**Exercise task**
Skip every picture, and extract verbatim the lines from the line containing "Recreate this image" to the line containing "8.1, 9.0, 9.45]", both lines included.

**Entries supplied**

____

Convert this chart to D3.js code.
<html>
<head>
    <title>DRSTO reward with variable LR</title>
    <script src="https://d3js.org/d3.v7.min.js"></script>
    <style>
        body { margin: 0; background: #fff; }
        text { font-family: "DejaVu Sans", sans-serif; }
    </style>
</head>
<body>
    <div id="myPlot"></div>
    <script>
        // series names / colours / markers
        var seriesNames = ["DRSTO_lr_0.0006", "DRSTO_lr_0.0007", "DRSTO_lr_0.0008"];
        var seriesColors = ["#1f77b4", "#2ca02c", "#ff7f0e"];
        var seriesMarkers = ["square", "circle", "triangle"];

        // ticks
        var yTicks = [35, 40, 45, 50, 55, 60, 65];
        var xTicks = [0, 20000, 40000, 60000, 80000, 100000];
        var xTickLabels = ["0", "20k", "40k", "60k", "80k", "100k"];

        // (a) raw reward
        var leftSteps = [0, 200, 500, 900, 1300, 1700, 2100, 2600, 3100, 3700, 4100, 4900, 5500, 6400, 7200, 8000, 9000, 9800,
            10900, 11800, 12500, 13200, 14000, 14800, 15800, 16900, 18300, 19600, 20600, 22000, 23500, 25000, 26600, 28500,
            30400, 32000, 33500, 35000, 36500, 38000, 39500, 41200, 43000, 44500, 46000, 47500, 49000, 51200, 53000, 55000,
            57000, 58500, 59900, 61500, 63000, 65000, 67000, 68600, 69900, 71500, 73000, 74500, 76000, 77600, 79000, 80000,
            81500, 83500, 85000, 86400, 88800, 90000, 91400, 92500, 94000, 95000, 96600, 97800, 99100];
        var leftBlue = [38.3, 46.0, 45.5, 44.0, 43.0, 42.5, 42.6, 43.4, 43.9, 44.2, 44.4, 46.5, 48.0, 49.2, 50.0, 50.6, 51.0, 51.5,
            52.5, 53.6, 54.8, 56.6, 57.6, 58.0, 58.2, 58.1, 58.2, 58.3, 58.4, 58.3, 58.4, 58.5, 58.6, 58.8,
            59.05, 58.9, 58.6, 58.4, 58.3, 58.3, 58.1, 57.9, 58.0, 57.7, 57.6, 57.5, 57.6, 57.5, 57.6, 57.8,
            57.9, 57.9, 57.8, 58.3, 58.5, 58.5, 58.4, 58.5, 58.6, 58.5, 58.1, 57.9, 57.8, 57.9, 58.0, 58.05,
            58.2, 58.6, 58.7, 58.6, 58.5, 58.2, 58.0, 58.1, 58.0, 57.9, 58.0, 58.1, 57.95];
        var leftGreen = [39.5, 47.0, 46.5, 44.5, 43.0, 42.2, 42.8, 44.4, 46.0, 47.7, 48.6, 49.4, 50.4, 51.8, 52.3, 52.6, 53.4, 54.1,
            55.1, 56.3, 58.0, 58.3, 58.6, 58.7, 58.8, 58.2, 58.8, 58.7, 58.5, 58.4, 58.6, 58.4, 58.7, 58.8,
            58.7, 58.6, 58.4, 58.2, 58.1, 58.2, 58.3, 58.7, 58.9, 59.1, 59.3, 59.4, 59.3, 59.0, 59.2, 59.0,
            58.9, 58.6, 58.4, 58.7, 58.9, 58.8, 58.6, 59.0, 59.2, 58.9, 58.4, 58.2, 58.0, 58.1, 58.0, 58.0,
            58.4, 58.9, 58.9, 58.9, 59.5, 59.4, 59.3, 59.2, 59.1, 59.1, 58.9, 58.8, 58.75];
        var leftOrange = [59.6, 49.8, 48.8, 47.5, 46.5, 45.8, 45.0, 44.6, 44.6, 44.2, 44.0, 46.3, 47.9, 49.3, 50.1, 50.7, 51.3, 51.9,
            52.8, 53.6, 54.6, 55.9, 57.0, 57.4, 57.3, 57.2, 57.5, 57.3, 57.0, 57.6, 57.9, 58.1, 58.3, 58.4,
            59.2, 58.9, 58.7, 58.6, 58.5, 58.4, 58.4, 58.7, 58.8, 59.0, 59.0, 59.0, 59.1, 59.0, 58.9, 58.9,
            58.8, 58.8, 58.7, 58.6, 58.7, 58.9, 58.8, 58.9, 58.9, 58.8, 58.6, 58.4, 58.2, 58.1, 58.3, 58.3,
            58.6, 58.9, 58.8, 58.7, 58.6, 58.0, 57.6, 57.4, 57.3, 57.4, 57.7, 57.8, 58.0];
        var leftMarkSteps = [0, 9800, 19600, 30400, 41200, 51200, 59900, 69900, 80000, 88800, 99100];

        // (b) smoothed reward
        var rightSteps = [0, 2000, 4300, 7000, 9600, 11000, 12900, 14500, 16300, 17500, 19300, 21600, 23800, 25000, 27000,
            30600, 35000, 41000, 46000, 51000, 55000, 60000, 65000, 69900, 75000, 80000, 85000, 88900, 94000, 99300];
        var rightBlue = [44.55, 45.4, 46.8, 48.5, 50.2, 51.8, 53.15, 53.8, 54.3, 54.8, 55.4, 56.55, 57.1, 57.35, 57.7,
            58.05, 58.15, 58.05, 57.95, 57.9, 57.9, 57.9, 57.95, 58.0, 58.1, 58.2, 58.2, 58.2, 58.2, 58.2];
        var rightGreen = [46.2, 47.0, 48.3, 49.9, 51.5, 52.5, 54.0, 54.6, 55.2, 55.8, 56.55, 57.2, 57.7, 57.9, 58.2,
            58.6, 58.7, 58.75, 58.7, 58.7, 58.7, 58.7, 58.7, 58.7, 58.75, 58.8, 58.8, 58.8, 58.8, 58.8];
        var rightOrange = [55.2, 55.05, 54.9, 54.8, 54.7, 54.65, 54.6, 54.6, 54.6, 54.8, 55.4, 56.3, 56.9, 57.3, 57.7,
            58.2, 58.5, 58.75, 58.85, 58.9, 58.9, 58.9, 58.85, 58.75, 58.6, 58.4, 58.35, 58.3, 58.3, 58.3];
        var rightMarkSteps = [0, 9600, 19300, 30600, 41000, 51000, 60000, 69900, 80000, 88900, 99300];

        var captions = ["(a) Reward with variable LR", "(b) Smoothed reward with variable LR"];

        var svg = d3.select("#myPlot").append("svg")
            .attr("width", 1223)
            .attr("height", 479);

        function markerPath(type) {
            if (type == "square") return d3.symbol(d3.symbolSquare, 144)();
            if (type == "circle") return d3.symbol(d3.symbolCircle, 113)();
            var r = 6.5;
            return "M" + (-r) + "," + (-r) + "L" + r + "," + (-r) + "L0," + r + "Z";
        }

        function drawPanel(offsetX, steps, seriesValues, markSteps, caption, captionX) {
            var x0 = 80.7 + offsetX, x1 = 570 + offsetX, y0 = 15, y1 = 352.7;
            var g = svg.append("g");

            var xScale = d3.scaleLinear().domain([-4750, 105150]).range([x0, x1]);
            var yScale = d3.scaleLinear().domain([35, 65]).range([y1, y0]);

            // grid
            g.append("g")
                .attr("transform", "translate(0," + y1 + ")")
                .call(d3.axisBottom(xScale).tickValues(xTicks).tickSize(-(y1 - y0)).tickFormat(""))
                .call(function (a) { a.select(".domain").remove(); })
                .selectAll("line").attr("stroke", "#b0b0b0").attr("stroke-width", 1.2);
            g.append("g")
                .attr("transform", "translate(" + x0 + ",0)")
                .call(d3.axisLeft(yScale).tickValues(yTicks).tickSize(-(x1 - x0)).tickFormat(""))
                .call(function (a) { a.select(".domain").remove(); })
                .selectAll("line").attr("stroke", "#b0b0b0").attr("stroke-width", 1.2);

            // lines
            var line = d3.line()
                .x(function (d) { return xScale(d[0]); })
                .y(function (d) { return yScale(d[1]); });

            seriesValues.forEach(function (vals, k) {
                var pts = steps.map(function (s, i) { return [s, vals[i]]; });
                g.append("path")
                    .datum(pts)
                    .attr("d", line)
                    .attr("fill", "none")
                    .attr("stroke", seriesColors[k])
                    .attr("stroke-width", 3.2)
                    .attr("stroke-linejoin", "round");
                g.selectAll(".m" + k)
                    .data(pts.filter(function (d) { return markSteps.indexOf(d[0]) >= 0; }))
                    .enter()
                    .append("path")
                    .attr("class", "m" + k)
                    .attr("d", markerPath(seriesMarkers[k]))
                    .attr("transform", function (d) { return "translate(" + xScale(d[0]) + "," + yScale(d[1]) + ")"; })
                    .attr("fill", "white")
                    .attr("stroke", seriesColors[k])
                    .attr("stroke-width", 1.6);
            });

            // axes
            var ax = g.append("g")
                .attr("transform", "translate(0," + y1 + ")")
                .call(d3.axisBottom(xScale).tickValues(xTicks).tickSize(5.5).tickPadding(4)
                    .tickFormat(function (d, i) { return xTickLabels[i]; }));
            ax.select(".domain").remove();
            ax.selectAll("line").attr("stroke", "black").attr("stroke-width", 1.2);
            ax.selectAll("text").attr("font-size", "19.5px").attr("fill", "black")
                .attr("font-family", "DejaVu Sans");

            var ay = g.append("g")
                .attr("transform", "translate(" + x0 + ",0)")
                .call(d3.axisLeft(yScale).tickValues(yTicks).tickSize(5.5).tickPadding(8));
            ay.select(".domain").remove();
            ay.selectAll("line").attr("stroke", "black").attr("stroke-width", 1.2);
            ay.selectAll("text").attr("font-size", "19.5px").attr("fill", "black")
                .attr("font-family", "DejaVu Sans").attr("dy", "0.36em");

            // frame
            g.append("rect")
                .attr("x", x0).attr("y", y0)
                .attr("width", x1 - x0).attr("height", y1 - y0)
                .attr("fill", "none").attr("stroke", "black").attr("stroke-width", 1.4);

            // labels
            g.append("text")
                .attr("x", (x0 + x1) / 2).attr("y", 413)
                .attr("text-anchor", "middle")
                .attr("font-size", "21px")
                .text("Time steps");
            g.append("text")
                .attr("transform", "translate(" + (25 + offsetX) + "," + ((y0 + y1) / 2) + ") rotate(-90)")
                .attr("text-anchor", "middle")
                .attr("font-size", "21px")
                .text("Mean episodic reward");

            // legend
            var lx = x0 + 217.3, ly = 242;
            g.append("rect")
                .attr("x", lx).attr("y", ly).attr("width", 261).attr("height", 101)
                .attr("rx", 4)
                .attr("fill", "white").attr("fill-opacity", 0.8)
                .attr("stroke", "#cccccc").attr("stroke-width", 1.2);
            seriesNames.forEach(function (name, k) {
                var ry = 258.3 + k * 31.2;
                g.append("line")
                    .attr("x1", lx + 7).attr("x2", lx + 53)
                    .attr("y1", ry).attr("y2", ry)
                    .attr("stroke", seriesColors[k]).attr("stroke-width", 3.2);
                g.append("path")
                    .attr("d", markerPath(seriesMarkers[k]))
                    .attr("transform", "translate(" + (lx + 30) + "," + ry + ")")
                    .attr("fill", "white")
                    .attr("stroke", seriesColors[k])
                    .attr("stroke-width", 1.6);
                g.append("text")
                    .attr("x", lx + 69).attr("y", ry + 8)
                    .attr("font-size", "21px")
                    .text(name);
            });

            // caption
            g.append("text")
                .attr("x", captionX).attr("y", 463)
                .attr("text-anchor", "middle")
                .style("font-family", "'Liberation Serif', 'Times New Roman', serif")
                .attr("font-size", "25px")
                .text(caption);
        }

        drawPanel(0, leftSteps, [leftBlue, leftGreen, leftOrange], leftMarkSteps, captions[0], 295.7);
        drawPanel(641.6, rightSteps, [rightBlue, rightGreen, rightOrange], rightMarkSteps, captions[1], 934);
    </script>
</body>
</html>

____

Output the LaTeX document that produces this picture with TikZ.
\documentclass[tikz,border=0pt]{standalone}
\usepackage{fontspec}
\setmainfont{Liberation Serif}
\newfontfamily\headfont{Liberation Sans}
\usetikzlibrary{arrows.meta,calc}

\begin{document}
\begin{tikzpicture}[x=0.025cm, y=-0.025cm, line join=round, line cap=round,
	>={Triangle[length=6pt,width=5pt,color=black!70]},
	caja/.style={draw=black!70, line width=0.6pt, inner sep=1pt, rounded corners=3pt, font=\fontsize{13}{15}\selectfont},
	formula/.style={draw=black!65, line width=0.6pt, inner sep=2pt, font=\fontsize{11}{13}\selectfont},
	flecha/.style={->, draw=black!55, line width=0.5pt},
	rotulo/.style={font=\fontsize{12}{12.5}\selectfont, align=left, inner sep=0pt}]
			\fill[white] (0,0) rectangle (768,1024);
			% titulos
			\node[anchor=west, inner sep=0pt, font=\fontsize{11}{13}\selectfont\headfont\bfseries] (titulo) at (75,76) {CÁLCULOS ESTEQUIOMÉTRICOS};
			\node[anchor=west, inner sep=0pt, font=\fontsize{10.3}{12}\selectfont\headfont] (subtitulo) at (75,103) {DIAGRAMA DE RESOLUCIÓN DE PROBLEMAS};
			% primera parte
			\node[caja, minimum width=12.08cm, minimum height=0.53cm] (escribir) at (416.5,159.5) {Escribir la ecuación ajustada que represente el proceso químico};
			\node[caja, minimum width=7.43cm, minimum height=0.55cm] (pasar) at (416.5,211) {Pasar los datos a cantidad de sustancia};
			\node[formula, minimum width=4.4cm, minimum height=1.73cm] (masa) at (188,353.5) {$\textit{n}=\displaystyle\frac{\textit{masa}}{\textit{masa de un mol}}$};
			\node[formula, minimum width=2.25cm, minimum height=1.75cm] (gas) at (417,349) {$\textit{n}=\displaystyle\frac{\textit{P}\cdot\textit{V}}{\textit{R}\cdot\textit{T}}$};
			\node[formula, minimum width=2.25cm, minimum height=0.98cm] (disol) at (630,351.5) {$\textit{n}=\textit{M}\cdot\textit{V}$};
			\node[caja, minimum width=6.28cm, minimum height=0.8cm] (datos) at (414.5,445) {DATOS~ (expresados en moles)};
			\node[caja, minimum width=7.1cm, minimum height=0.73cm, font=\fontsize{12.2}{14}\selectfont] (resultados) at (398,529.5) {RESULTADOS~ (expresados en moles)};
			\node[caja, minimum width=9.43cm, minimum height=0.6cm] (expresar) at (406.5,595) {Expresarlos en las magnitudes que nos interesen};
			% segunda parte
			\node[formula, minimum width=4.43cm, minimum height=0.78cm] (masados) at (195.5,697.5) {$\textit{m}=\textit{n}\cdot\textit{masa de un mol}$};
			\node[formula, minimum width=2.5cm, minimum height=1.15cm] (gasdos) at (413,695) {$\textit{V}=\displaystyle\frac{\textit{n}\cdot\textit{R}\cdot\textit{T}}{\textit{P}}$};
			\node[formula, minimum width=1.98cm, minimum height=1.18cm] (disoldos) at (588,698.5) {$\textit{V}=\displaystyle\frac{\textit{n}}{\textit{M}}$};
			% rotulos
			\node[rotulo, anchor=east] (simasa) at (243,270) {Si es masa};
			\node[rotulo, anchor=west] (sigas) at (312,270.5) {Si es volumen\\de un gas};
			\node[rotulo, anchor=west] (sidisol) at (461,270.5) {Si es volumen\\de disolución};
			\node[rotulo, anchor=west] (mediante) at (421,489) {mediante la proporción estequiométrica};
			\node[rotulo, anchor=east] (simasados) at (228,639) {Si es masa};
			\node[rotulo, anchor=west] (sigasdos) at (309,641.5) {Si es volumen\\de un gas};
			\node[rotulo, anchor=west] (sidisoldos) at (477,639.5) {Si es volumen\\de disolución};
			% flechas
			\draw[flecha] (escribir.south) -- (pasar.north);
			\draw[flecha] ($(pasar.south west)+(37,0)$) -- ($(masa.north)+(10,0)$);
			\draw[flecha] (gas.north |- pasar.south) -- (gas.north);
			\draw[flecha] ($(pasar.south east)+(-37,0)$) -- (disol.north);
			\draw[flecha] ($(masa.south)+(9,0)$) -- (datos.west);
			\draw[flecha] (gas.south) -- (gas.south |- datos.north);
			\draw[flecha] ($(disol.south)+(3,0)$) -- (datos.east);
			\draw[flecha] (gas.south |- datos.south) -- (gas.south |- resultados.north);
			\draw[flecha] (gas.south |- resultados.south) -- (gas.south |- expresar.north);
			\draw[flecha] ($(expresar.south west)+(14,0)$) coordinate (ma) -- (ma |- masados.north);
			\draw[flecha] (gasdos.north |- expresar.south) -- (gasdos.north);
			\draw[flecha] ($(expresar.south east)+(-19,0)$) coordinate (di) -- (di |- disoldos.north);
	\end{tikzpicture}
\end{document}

____

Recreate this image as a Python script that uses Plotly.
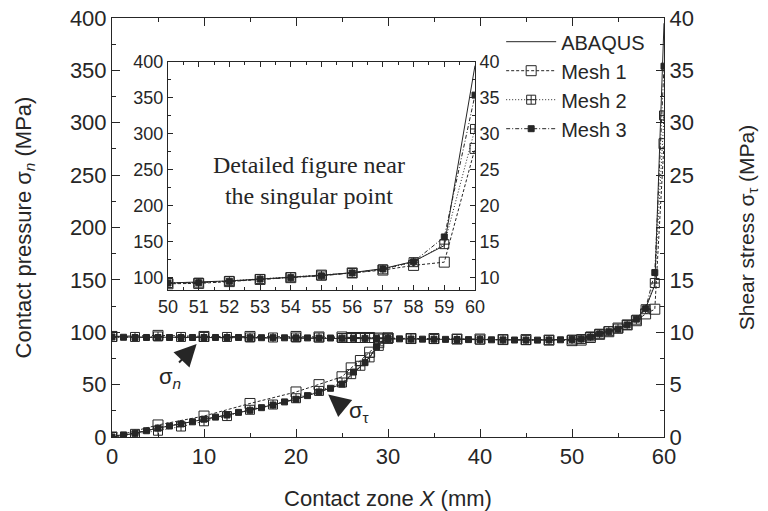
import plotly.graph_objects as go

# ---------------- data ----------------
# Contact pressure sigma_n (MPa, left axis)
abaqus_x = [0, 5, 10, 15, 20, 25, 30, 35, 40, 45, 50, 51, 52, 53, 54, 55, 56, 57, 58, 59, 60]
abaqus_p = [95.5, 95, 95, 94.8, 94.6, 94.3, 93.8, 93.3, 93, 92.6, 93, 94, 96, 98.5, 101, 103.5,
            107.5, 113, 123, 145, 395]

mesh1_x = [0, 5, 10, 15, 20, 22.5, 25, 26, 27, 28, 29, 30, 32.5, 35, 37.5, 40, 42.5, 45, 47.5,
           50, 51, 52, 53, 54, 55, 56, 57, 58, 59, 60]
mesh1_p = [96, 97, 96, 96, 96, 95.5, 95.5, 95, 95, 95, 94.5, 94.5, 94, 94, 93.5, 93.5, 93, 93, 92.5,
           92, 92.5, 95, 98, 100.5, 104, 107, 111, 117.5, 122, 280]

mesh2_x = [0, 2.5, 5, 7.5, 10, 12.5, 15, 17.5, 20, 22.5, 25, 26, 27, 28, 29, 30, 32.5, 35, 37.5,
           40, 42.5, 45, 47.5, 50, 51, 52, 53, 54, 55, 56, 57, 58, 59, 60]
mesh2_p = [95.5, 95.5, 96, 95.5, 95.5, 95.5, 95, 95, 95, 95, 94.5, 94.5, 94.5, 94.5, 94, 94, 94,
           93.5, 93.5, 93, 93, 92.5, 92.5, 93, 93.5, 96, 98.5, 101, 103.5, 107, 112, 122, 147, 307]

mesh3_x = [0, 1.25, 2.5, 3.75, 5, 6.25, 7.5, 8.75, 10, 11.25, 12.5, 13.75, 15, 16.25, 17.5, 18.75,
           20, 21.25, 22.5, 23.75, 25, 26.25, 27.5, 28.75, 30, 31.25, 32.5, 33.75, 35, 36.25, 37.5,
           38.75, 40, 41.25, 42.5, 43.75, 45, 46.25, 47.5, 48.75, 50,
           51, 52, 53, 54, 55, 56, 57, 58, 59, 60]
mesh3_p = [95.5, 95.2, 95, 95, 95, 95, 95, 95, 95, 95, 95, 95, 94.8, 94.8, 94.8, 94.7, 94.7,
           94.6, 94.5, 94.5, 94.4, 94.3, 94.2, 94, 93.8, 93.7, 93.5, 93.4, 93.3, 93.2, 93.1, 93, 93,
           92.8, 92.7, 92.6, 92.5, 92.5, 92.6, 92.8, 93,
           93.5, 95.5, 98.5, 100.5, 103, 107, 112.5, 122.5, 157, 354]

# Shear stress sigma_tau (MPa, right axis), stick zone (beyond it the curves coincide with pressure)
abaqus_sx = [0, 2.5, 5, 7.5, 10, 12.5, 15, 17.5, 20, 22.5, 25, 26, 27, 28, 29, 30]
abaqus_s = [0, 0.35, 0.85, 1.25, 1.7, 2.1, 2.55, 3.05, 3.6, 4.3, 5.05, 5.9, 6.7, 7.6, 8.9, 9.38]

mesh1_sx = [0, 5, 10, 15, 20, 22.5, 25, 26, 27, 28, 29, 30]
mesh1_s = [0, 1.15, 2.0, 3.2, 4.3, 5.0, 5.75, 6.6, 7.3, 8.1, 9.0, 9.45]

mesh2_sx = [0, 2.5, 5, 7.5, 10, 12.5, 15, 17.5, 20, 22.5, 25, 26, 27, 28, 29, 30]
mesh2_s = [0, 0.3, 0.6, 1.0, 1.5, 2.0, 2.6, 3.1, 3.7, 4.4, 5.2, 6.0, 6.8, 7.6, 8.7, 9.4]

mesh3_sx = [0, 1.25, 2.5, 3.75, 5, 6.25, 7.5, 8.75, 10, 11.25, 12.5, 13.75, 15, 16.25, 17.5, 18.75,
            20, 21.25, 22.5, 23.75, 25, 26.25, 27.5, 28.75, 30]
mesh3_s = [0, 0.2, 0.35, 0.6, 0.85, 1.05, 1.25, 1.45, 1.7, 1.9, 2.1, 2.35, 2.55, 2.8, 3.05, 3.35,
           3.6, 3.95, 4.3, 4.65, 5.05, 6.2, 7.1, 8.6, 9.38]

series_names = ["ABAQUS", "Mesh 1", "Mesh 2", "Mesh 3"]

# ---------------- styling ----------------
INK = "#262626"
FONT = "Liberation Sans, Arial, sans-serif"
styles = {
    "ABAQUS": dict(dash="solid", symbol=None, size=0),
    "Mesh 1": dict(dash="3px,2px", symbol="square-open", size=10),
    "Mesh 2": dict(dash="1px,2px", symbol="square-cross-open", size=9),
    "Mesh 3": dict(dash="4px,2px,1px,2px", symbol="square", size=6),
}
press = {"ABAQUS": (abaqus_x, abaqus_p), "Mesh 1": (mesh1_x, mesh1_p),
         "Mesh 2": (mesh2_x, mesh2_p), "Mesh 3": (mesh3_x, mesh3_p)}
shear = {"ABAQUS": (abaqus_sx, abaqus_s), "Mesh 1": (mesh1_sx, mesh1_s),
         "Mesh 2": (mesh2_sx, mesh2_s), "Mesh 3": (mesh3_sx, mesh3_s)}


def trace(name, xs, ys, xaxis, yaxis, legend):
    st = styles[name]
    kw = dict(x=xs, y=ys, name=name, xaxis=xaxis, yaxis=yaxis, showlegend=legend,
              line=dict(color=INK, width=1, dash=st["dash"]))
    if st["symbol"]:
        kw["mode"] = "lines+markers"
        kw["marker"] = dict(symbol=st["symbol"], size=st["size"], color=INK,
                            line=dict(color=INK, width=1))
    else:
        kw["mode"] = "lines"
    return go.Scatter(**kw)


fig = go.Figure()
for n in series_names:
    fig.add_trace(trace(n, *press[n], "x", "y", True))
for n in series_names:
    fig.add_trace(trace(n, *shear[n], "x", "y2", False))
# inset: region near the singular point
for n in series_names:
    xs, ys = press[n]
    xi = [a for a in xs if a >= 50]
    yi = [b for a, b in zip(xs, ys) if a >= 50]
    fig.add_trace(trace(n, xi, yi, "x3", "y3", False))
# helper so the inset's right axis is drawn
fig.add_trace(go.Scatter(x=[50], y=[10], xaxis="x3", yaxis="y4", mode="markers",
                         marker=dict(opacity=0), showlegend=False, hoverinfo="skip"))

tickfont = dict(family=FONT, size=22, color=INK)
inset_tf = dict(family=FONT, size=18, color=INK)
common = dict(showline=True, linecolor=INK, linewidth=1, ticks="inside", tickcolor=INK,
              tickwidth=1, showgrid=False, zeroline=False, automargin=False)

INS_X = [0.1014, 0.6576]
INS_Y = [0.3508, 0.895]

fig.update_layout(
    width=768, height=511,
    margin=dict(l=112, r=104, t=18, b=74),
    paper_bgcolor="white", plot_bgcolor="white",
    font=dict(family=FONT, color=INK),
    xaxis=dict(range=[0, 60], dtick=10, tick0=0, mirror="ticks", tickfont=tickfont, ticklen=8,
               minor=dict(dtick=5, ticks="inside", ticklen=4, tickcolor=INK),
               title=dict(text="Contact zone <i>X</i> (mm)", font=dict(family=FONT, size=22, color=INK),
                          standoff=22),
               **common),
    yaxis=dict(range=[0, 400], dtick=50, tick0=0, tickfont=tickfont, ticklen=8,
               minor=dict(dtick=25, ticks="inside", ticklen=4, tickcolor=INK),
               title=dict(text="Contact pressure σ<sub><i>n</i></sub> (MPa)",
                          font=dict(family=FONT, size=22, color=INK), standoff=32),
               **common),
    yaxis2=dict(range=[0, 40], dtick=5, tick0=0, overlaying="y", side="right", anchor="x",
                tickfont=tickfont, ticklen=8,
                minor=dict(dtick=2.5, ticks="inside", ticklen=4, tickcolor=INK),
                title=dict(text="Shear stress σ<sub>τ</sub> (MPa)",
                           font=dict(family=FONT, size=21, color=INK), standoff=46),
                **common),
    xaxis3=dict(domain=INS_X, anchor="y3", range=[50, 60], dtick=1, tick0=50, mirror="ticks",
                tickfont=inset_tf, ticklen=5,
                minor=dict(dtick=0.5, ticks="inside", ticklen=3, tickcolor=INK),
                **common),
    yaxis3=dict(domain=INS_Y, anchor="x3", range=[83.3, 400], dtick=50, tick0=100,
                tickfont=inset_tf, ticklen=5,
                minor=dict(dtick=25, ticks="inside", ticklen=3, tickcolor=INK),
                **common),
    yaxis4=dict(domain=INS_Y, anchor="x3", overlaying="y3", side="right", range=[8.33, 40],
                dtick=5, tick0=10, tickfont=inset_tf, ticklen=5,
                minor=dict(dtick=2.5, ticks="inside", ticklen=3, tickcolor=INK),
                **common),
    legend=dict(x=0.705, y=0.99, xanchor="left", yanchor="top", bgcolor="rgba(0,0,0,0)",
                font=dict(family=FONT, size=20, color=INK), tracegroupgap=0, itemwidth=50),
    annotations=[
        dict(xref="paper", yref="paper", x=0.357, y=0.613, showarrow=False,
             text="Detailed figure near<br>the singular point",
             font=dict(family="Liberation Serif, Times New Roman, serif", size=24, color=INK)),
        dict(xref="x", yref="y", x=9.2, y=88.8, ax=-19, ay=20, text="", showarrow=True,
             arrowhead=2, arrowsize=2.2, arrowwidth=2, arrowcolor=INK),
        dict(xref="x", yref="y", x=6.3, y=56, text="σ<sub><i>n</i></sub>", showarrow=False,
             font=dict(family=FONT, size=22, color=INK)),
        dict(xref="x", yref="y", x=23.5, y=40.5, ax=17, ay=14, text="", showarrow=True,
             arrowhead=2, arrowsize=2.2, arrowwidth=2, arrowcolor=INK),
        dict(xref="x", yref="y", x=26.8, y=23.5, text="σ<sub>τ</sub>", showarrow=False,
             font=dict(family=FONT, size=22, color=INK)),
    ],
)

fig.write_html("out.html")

____

**Solved exercise**
Recreate this image as a Python script that uses Plotly.
import plotly.graph_objects as go

# ---------------- data ----------------
# Contact pressure sigma_n (MPa, left axis)
abaqus_x = [0, 5, 10, 15, 20, 25, 30, 35, 40, 45, 50, 51, 52, 53, 54, 55, 56, 57, 58, 59, 60]
abaqus_p = [95.5, 95, 95, 94.8, 94.6, 94.3, 93.8, 93.3, 93, 92.6, 93, 94, 96, 98.5, 101, 103.5,
            107.5, 113, 123, 145, 395]

mesh1_x = [0, 5, 10, 15, 20, 22.5, 25, 26, 27, 28, 29, 30, 32.5, 35, 37.5, 40, 42.5, 45, 47.5,
           50, 51, 52, 53, 54, 55, 56, 57, 58, 59, 60]
mesh1_p = [96, 97, 96, 96, 96, 95.5, 95.5, 95, 95, 95, 94.5, 94.5, 94, 94, 93.5, 93.5, 93, 93, 92.5,
           92, 92.5, 95, 98, 100.5, 104, 107, 111, 117.5, 122, 280]

mesh2_x = [0, 2.5, 5, 7.5, 10, 12.5, 15, 17.5, 20, 22.5, 25, 26, 27, 28, 29, 30, 32.5, 35, 37.5,
           40, 42.5, 45, 47.5, 50, 51, 52, 53, 54, 55, 56, 57, 58, 59, 60]
mesh2_p = [95.5, 95.5, 96, 95.5, 95.5, 95.5, 95, 95, 95, 95, 94.5, 94.5, 94.5, 94.5, 94, 94, 94,
           93.5, 93.5, 93, 93, 92.5, 92.5, 93, 93.5, 96, 98.5, 101, 103.5, 107, 112, 122, 147, 307]

mesh3_x = [0, 1.25, 2.5, 3.75, 5, 6.25, 7.5, 8.75, 10, 11.25, 12.5, 13.75, 15, 16.25, 17.5, 18.75,
           20, 21.25, 22.5, 23.75, 25, 26.25, 27.5, 28.75, 30, 31.25, 32.5, 33.75, 35, 36.25, 37.5,
           38.75, 40, 41.25, 42.5, 43.75, 45, 46.25, 47.5, 48.75, 50,
           51, 52, 53, 54, 55, 56, 57, 58, 59, 60]
mesh3_p = [95.5, 95.2, 95, 95, 95, 95, 95, 95, 95, 95, 95, 95, 94.8, 94.8, 94.8, 94.7, 94.7,
           94.6, 94.5, 94.5, 94.4, 94.3, 94.2, 94, 93.8, 93.7, 93.5, 93.4, 93.3, 93.2, 93.1, 93, 93,
           92.8, 92.7, 92.6, 92.5, 92.5, 92.6, 92.8, 93,
           93.5, 95.5, 98.5, 100.5, 103, 107, 112.5, 122.5, 157, 354]

# Shear stress sigma_tau (MPa, right axis), stick zone (beyond it the curves coincide with pressure)
abaqus_sx = [0, 2.5, 5, 7.5, 10, 12.5, 15, 17.5, 20, 22.5, 25, 26, 27, 28, 29, 30]
abaqus_s = [0, 0.35, 0.85, 1.25, 1.7, 2.1, 2.55, 3.05, 3.6, 4.3, 5.05, 5.9, 6.7, 7.6, 8.9, 9.38]

mesh1_sx = [0, 5, 10, 15, 20, 22.5, 25, 26, 27, 28, 29, 30]
mesh1_s = [0, 1.15, 2.0, 3.2, 4.3, 5.0, 5.75, 6.6, 7.3, 8.1, 9.0, 9.45]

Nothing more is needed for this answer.